[start of RAW RECORDS]
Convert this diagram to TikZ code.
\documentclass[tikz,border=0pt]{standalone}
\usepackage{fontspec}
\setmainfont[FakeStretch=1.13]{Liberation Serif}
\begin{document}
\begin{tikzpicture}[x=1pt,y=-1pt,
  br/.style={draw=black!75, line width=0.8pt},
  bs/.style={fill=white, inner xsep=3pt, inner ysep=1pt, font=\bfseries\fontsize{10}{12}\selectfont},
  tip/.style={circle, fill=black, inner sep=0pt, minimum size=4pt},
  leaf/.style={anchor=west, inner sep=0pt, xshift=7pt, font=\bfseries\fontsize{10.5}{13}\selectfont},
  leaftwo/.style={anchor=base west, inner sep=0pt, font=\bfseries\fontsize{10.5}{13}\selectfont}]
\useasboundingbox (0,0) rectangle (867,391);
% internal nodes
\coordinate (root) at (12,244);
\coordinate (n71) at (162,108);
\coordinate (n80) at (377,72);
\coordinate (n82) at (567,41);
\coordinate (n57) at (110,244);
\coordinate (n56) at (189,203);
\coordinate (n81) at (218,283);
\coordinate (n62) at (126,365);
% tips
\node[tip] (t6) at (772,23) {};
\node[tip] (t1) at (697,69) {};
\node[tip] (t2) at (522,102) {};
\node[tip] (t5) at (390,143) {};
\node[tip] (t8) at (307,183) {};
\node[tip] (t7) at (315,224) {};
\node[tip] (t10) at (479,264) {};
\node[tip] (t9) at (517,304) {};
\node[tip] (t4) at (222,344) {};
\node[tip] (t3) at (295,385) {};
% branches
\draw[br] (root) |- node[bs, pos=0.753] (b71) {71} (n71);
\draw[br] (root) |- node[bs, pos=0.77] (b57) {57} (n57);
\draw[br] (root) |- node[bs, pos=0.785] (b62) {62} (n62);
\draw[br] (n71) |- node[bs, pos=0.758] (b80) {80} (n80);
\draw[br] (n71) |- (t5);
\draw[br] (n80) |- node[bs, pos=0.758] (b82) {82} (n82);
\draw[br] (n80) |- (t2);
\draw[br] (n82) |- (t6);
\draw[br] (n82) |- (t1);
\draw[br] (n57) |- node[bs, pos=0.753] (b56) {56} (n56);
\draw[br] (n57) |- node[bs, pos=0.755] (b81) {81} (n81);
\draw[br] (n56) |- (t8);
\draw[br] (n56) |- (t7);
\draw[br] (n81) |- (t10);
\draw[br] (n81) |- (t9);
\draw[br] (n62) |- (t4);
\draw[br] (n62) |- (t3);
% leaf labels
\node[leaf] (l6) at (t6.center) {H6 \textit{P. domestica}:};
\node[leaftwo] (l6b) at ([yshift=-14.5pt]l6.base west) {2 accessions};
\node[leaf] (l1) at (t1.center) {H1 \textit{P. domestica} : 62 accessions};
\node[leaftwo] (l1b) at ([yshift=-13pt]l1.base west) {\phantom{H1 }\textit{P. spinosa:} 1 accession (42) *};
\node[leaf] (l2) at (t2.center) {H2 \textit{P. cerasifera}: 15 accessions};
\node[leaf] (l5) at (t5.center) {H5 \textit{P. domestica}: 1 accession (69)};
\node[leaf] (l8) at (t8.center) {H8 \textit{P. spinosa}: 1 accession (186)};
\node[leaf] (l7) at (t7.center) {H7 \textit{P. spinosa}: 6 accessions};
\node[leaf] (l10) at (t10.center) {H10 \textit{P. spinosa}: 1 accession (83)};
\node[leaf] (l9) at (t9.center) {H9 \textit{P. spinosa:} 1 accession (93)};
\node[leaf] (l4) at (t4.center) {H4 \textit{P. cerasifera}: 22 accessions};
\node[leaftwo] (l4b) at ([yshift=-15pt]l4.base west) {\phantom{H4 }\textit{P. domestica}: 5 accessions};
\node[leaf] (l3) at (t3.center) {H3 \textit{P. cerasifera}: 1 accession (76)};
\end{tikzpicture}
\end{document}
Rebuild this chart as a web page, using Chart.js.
[end of RAW RECORDS]
PROBLEM DESCRIPTION -
Reproduce each record exactly as it appears.

EXERCISE SOLUTION -
Convert this diagram to TikZ code.
\documentclass[tikz,border=0pt]{standalone}
\usepackage{fontspec}
\setmainfont[FakeStretch=1.13]{Liberation Serif}
\begin{document}
\begin{tikzpicture}[x=1pt,y=-1pt,
  br/.style={draw=black!75, line width=0.8pt},
  bs/.style={fill=white, inner xsep=3pt, inner ysep=1pt, font=\bfseries\fontsize{10}{12}\selectfont},
  tip/.style={circle, fill=black, inner sep=0pt, minimum size=4pt},
  leaf/.style={anchor=west, inner sep=0pt, xshift=7pt, font=\bfseries\fontsize{10.5}{13}\selectfont},
  leaftwo/.style={anchor=base west, inner sep=0pt, font=\bfseries\fontsize{10.5}{13}\selectfont}]
\useasboundingbox (0,0) rectangle (867,391);
% internal nodes
\coordinate (root) at (12,244);
\coordinate (n71) at (162,108);
\coordinate (n80) at (377,72);
\coordinate (n82) at (567,41);
\coordinate (n57) at (110,244);
\coordinate (n56) at (189,203);
\coordinate (n81) at (218,283);
\coordinate (n62) at (126,365);
% tips
\node[tip] (t6) at (772,23) {};
\node[tip] (t1) at (697,69) {};
\node[tip] (t2) at (522,102) {};
\node[tip] (t5) at (390,143) {};
\node[tip] (t8) at (307,183) {};
\node[tip] (t7) at (315,224) {};
\node[tip] (t10) at (479,264) {};
\node[tip] (t9) at (517,304) {};
\node[tip] (t4) at (222,344) {};
\node[tip] (t3) at (295,385) {};
% branches
\draw[br] (root) |- node[bs, pos=0.753] (b71) {71} (n71);
\draw[br] (root) |- node[bs, pos=0.77] (b57) {57} (n57);
\draw[br] (root) |- node[bs, pos=0.785] (b62) {62} (n62);
\draw[br] (n71) |- node[bs, pos=0.758] (b80) {80} (n80);
\draw[br] (n71) |- (t5);
\draw[br] (n80) |- node[bs, pos=0.758] (b82) {82} (n82);
\draw[br] (n80) |- (t2);
\draw[br] (n82) |- (t6);
\draw[br] (n82) |- (t1);
\draw[br] (n57) |- node[bs, pos=0.753] (b56) {56} (n56);
\draw[br] (n57) |- node[bs, pos=0.755] (b81) {81} (n81);
\draw[br] (n56) |- (t8);
\draw[br] (n56) |- (t7);
\draw[br] (n81) |- (t10);
\draw[br] (n81) |- (t9);
\draw[br] (n62) |- (t4);
\draw[br] (n62) |- (t3);
% leaf labels
\node[leaf] (l6) at (t6.center) {H6 \textit{P. domestica}:};
\node[leaftwo] (l6b) at ([yshift=-14.5pt]l6.base west) {2 accessions};
\node[leaf] (l1) at (t1.center) {H1 \textit{P. domestica} : 62 accessions};
\node[leaftwo] (l1b) at ([yshift=-13pt]l1.base west) {\phantom{H1 }\textit{P. spinosa:} 1 accession (42) *};
\node[leaf] (l2) at (t2.center) {H2 \textit{P. cerasifera}: 15 accessions};
\node[leaf] (l5) at (t5.center) {H5 \textit{P. domestica}: 1 accession (69)};
\node[leaf] (l8) at (t8.center) {H8 \textit{P. spinosa}: 1 accession (186)};
\node[leaf] (l7) at (t7.center) {H7 \textit{P. spinosa}: 6 accessions};
\node[leaf] (l10) at (t10.center) {H10 \textit{P. spinosa}: 1 accession (83)};
\node[leaf] (l9) at (t9.center) {H9 \textit{P. spinosa:} 1 accession (93)};
\node[leaf] (l4) at (t4.center) {H4 \textit{P. cerasifera}: 22 accessions};
\node[leaftwo] (l4b) at ([yshift=-15pt]l4.base west) {\phantom{H4 }\textit{P. domestica}: 5 accessions};
\node[leaf] (l3) at (t3.center) {H3 \textit{P. cerasifera}: 1 accession (76)};
\end{tikzpicture}
\end{document}
Rebuild this chart as a web page, using Chart.js.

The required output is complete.